→ Aim: Skip pictures in the listing below; copy exactly the lines from the one with "Emit a Python" through the one with "y_tickvals = [200, 400, 600, 800, 1000, 1200, 1400, 1600, 1800]", inclusive.

→ Rows:

______

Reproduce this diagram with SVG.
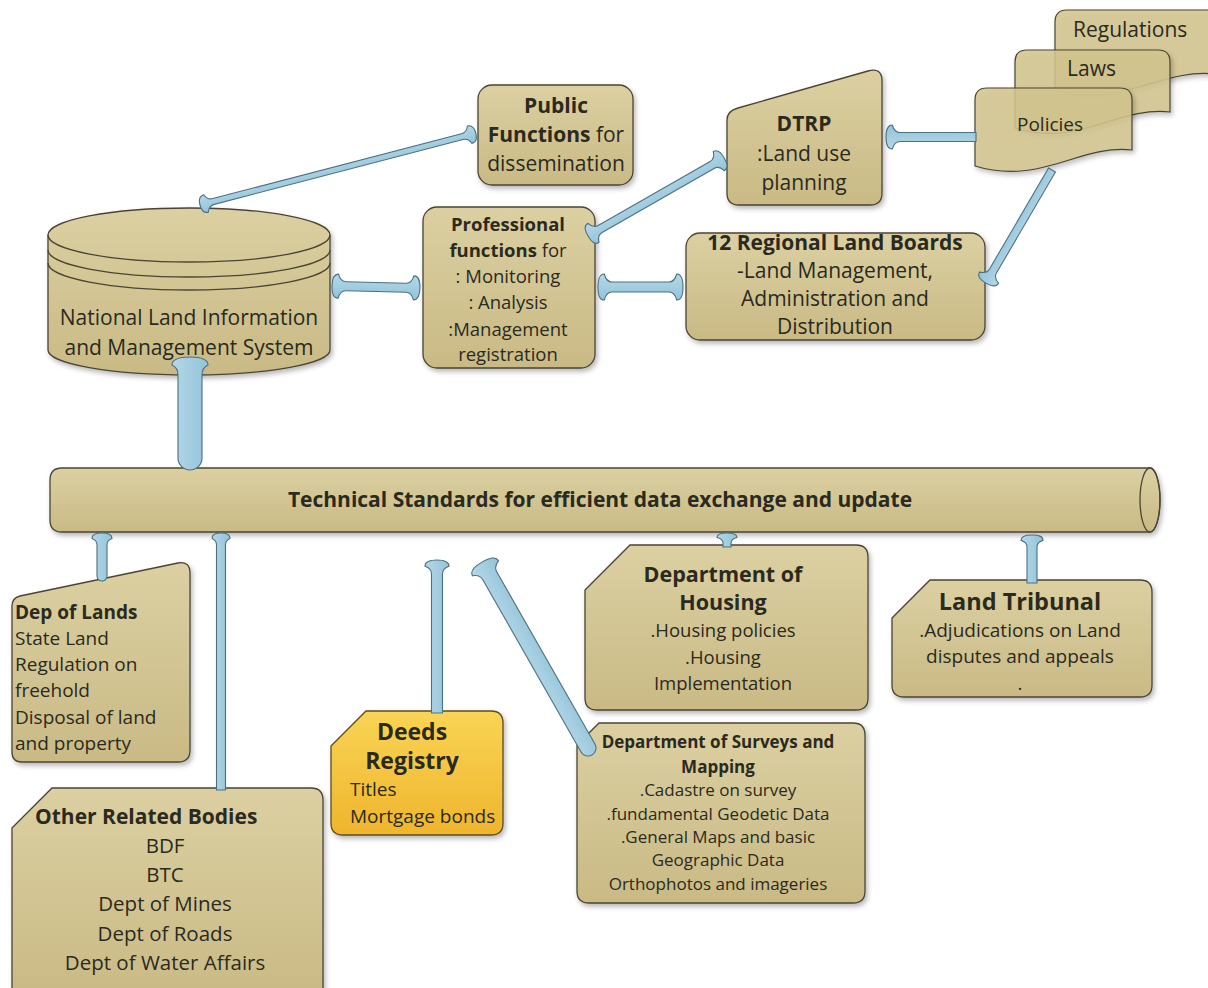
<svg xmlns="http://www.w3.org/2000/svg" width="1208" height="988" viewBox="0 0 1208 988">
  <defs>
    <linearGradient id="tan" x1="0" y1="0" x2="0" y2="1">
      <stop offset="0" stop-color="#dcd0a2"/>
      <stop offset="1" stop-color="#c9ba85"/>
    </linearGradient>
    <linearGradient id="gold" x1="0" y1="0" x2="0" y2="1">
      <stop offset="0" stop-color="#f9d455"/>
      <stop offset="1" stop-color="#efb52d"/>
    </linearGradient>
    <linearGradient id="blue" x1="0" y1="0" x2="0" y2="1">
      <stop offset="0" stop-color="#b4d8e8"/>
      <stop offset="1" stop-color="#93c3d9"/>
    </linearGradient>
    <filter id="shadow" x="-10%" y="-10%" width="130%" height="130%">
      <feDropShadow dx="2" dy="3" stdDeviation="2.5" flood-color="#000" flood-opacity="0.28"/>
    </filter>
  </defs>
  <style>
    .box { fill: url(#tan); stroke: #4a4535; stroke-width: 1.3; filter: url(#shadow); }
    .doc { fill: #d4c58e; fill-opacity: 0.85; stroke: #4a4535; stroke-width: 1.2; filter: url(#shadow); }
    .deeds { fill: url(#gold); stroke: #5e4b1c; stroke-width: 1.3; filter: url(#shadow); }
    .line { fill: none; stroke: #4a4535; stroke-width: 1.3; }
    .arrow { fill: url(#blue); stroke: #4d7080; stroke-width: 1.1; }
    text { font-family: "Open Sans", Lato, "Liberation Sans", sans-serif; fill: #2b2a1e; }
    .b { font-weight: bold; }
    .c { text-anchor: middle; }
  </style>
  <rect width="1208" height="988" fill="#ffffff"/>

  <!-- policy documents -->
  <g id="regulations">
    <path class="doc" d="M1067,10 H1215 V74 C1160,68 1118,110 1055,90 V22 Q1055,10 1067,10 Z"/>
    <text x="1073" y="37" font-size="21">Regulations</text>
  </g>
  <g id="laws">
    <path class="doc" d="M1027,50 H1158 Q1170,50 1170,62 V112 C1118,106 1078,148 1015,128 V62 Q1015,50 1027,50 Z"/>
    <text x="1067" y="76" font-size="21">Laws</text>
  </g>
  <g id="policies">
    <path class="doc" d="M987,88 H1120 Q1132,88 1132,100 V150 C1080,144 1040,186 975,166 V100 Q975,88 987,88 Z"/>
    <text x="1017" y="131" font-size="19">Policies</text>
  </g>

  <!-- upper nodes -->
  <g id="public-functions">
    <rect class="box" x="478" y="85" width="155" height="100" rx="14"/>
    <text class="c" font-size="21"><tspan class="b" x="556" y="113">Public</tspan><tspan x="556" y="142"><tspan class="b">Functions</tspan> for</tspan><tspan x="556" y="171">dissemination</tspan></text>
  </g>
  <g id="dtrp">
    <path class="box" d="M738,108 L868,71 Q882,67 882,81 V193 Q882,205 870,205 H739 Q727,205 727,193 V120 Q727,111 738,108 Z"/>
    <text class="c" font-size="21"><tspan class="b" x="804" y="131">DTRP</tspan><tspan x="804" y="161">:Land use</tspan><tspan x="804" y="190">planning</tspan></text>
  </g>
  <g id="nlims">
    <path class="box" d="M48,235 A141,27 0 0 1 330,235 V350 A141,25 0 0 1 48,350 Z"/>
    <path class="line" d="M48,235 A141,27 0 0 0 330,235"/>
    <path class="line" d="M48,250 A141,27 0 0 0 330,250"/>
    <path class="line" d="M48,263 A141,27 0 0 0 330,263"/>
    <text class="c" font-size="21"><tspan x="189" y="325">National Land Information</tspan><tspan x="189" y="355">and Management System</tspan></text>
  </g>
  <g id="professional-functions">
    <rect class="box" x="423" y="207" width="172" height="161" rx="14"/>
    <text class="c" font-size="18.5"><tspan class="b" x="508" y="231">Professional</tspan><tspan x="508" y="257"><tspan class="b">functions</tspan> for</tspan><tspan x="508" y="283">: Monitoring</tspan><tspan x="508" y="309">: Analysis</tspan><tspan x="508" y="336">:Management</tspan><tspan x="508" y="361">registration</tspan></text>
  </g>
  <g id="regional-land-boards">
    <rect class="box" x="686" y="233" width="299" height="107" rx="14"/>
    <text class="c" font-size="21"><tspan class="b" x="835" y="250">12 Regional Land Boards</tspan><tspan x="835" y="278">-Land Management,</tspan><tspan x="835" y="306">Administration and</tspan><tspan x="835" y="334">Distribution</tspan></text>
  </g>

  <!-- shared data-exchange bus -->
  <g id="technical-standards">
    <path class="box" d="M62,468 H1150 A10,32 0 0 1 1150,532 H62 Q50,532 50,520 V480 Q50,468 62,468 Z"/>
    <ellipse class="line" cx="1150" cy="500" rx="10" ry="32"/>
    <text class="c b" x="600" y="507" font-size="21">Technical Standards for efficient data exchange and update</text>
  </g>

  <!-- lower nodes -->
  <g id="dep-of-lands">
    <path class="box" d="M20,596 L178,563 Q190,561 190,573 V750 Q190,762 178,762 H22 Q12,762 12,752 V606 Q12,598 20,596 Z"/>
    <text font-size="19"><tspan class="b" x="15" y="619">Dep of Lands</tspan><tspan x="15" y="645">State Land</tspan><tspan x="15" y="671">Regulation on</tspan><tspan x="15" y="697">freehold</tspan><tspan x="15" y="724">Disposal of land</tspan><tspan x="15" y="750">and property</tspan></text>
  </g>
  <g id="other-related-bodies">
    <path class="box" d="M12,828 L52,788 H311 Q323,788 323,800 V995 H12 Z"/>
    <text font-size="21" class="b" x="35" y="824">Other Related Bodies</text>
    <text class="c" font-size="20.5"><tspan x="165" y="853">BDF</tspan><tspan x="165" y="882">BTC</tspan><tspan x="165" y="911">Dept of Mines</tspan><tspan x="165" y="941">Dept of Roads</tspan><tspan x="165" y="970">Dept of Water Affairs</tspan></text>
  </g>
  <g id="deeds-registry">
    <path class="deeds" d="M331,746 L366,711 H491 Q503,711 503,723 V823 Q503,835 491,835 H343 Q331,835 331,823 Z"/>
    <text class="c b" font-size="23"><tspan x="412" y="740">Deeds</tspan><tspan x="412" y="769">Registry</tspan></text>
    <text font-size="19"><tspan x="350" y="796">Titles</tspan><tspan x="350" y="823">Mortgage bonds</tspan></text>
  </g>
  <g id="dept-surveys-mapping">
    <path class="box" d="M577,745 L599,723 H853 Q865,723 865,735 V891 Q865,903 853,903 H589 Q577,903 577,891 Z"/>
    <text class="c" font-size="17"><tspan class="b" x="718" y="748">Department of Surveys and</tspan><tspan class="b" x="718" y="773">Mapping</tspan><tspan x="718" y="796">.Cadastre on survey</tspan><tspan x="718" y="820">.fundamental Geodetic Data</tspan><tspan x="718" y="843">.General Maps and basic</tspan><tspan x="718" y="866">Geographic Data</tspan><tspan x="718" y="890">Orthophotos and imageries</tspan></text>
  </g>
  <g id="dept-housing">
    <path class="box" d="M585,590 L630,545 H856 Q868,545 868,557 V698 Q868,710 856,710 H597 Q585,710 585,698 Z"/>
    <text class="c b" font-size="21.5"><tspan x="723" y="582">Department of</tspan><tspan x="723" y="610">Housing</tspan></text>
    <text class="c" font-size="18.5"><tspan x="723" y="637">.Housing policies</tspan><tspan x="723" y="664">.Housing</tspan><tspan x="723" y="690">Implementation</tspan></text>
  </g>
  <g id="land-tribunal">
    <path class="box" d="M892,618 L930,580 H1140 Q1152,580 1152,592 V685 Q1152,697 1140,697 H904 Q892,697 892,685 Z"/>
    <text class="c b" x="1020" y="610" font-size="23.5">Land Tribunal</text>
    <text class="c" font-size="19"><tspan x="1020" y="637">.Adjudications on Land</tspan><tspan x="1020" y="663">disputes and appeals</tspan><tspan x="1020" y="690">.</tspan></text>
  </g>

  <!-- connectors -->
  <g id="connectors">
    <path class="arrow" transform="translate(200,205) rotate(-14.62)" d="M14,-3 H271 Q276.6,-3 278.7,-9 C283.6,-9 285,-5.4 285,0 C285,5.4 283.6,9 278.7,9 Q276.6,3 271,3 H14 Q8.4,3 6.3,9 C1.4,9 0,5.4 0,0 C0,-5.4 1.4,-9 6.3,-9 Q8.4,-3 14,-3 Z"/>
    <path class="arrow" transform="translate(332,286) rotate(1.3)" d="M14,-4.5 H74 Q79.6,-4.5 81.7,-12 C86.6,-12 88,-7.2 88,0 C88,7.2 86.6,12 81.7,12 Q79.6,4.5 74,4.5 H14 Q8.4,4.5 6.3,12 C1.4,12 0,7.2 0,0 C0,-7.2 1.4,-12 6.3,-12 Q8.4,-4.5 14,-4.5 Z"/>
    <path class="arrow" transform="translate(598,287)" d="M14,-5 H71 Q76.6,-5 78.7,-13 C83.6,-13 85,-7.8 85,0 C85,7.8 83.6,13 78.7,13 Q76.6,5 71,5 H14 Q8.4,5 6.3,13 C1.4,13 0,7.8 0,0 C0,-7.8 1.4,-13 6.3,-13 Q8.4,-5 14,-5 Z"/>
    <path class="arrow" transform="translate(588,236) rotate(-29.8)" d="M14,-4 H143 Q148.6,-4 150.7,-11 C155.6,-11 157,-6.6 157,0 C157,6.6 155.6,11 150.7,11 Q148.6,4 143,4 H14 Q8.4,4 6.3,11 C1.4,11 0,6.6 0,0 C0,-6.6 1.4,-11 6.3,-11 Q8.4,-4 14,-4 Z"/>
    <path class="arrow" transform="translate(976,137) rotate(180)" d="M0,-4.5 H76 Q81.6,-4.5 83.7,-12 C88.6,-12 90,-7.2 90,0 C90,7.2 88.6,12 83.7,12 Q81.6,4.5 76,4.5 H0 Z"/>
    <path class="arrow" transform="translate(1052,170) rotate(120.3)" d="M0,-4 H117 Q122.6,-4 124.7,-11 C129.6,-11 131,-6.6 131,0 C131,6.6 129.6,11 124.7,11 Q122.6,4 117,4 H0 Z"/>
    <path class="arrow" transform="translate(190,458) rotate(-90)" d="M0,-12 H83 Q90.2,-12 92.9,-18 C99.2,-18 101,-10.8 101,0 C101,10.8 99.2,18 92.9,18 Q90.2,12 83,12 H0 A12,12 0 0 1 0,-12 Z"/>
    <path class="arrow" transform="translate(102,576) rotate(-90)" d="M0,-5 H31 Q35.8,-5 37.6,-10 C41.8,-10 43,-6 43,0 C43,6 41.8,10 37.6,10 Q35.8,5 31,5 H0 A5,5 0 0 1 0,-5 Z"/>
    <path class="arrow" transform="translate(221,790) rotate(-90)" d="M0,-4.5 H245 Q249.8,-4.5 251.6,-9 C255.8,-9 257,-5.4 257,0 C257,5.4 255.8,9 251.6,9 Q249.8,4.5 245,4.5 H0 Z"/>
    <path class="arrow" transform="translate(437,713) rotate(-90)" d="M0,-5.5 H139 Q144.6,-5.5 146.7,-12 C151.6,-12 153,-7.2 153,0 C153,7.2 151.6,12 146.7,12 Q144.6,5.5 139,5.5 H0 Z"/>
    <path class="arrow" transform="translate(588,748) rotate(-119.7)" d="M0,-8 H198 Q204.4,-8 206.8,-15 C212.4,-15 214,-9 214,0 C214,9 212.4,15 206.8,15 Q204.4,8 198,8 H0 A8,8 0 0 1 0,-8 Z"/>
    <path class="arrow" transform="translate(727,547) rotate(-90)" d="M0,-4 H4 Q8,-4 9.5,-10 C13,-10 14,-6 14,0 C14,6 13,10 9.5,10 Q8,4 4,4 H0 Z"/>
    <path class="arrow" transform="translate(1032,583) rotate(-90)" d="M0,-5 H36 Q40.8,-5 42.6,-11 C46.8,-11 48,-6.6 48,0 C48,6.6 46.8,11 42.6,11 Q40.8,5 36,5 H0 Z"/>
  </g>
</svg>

______

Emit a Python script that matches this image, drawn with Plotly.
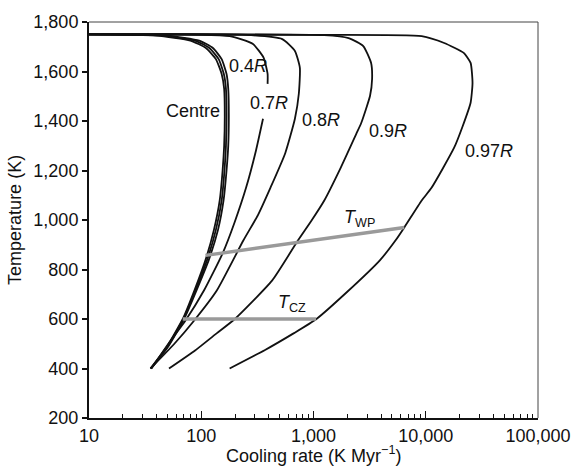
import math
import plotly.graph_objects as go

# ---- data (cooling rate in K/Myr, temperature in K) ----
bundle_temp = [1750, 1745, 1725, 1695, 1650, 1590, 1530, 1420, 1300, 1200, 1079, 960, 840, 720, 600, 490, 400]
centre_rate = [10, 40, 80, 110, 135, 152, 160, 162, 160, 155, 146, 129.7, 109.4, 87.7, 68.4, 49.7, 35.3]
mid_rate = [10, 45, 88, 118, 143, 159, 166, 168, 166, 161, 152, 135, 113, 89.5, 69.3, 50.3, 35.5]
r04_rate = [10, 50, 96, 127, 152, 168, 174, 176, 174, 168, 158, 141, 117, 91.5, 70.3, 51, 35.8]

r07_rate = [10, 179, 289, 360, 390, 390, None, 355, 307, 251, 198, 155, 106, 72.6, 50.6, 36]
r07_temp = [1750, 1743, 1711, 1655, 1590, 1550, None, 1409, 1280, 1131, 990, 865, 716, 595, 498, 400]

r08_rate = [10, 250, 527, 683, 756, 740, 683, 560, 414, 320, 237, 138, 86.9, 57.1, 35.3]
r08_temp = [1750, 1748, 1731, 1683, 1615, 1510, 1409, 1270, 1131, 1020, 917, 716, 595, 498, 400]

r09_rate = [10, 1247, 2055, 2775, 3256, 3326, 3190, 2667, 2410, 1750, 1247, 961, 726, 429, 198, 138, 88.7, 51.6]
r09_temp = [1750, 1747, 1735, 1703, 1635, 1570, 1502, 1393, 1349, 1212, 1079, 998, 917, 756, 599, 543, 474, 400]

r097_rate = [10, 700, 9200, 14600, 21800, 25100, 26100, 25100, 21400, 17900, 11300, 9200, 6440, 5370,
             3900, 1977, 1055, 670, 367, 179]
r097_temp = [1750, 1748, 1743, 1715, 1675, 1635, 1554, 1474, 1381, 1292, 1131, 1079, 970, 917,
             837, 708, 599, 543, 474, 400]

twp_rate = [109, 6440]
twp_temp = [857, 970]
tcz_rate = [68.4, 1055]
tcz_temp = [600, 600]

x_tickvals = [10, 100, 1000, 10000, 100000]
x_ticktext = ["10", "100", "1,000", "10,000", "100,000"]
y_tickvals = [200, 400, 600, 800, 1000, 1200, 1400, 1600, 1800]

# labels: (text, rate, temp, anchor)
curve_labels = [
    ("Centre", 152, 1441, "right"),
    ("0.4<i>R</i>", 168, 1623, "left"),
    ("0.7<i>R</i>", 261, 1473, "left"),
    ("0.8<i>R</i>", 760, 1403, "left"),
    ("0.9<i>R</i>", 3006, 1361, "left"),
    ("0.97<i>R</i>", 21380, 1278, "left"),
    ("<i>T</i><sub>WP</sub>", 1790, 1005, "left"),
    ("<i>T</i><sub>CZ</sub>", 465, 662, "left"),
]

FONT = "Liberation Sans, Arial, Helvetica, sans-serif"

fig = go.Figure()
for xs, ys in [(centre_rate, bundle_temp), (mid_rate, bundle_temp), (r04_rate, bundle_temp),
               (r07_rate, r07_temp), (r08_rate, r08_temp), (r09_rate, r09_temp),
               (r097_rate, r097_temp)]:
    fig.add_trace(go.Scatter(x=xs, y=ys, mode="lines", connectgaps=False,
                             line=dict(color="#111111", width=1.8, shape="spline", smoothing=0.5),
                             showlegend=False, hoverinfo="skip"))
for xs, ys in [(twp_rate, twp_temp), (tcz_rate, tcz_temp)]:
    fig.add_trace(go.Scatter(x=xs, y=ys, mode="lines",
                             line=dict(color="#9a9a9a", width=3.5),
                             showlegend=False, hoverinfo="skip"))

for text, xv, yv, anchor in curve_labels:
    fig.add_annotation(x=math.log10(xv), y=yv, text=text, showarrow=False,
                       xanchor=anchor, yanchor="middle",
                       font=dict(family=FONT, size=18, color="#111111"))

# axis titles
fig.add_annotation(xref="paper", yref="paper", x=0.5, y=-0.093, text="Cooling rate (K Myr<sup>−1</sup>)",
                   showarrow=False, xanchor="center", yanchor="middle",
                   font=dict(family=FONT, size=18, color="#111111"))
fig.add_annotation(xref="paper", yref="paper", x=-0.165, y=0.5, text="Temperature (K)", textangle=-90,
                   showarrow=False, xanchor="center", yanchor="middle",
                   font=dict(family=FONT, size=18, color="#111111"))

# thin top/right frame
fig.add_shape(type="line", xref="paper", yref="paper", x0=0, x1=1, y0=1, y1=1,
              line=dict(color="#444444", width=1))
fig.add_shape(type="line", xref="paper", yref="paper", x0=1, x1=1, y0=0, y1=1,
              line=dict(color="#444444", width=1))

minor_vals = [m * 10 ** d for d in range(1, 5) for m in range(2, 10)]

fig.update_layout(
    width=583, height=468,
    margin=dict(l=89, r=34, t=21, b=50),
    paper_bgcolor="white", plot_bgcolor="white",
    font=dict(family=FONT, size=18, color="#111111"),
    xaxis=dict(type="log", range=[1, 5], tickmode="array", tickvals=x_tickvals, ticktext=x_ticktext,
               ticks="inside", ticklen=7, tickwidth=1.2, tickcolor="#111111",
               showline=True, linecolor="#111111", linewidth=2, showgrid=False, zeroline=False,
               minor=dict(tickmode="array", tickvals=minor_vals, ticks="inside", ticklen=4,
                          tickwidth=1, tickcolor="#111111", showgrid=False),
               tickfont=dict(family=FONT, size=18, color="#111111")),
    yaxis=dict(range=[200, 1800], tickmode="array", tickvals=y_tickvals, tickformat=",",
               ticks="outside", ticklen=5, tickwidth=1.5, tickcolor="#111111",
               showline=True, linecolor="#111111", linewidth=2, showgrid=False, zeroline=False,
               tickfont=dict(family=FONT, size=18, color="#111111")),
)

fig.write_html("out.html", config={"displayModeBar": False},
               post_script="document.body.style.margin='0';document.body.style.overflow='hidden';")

______

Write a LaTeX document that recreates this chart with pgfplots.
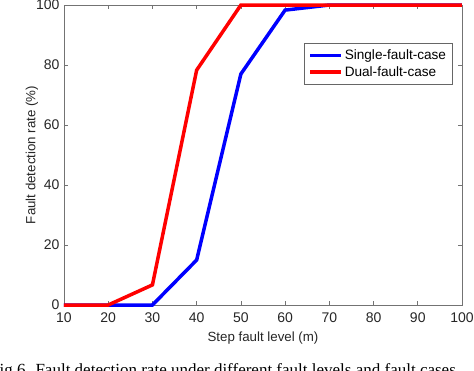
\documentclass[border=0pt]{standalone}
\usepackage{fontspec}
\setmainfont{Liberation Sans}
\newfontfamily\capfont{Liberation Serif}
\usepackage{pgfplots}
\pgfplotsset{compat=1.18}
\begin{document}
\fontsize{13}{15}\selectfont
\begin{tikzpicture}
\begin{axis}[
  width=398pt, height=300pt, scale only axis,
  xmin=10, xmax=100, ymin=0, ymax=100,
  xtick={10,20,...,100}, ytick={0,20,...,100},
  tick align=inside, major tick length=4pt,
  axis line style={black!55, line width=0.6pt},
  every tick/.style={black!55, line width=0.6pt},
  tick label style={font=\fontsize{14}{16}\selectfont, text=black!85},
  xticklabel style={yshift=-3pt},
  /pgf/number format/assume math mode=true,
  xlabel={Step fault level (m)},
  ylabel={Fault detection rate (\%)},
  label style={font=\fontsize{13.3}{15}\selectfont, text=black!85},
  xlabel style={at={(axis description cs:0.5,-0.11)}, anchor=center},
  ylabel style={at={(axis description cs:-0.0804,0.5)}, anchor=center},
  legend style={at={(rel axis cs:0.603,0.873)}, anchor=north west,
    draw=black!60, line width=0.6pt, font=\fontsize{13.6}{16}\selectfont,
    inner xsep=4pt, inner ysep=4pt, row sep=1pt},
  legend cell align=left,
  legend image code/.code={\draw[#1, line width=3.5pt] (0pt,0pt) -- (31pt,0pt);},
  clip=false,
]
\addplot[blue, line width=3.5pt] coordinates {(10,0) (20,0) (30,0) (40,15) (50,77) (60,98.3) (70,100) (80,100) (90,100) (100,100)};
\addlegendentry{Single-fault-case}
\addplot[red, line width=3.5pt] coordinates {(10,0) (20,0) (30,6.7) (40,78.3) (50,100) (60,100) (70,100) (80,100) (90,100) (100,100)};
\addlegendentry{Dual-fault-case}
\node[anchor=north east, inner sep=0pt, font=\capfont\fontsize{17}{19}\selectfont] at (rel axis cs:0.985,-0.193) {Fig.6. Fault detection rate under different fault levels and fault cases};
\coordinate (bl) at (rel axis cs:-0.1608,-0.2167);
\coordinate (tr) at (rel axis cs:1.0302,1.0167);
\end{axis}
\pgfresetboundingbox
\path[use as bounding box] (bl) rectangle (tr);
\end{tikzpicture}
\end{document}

______

→ Full response:
Emit a Python script that matches this image, drawn with Plotly.
import math
import plotly.graph_objects as go

# ---- data (cooling rate in K/Myr, temperature in K) ----
bundle_temp = [1750, 1745, 1725, 1695, 1650, 1590, 1530, 1420, 1300, 1200, 1079, 960, 840, 720, 600, 490, 400]
centre_rate = [10, 40, 80, 110, 135, 152, 160, 162, 160, 155, 146, 129.7, 109.4, 87.7, 68.4, 49.7, 35.3]
mid_rate = [10, 45, 88, 118, 143, 159, 166, 168, 166, 161, 152, 135, 113, 89.5, 69.3, 50.3, 35.5]
r04_rate = [10, 50, 96, 127, 152, 168, 174, 176, 174, 168, 158, 141, 117, 91.5, 70.3, 51, 35.8]

r07_rate = [10, 179, 289, 360, 390, 390, None, 355, 307, 251, 198, 155, 106, 72.6, 50.6, 36]
r07_temp = [1750, 1743, 1711, 1655, 1590, 1550, None, 1409, 1280, 1131, 990, 865, 716, 595, 498, 400]

r08_rate = [10, 250, 527, 683, 756, 740, 683, 560, 414, 320, 237, 138, 86.9, 57.1, 35.3]
r08_temp = [1750, 1748, 1731, 1683, 1615, 1510, 1409, 1270, 1131, 1020, 917, 716, 595, 498, 400]

r09_rate = [10, 1247, 2055, 2775, 3256, 3326, 3190, 2667, 2410, 1750, 1247, 961, 726, 429, 198, 138, 88.7, 51.6]
r09_temp = [1750, 1747, 1735, 1703, 1635, 1570, 1502, 1393, 1349, 1212, 1079, 998, 917, 756, 599, 543, 474, 400]

r097_rate = [10, 700, 9200, 14600, 21800, 25100, 26100, 25100, 21400, 17900, 11300, 9200, 6440, 5370,
             3900, 1977, 1055, 670, 367, 179]
r097_temp = [1750, 1748, 1743, 1715, 1675, 1635, 1554, 1474, 1381, 1292, 1131, 1079, 970, 917,
             837, 708, 599, 543, 474, 400]

twp_rate = [109, 6440]
twp_temp = [857, 970]
tcz_rate = [68.4, 1055]
tcz_temp = [600, 600]

x_tickvals = [10, 100, 1000, 10000, 100000]
x_ticktext = ["10", "100", "1,000", "10,000", "100,000"]
y_tickvals = [200, 400, 600, 800, 1000, 1200, 1400, 1600, 1800]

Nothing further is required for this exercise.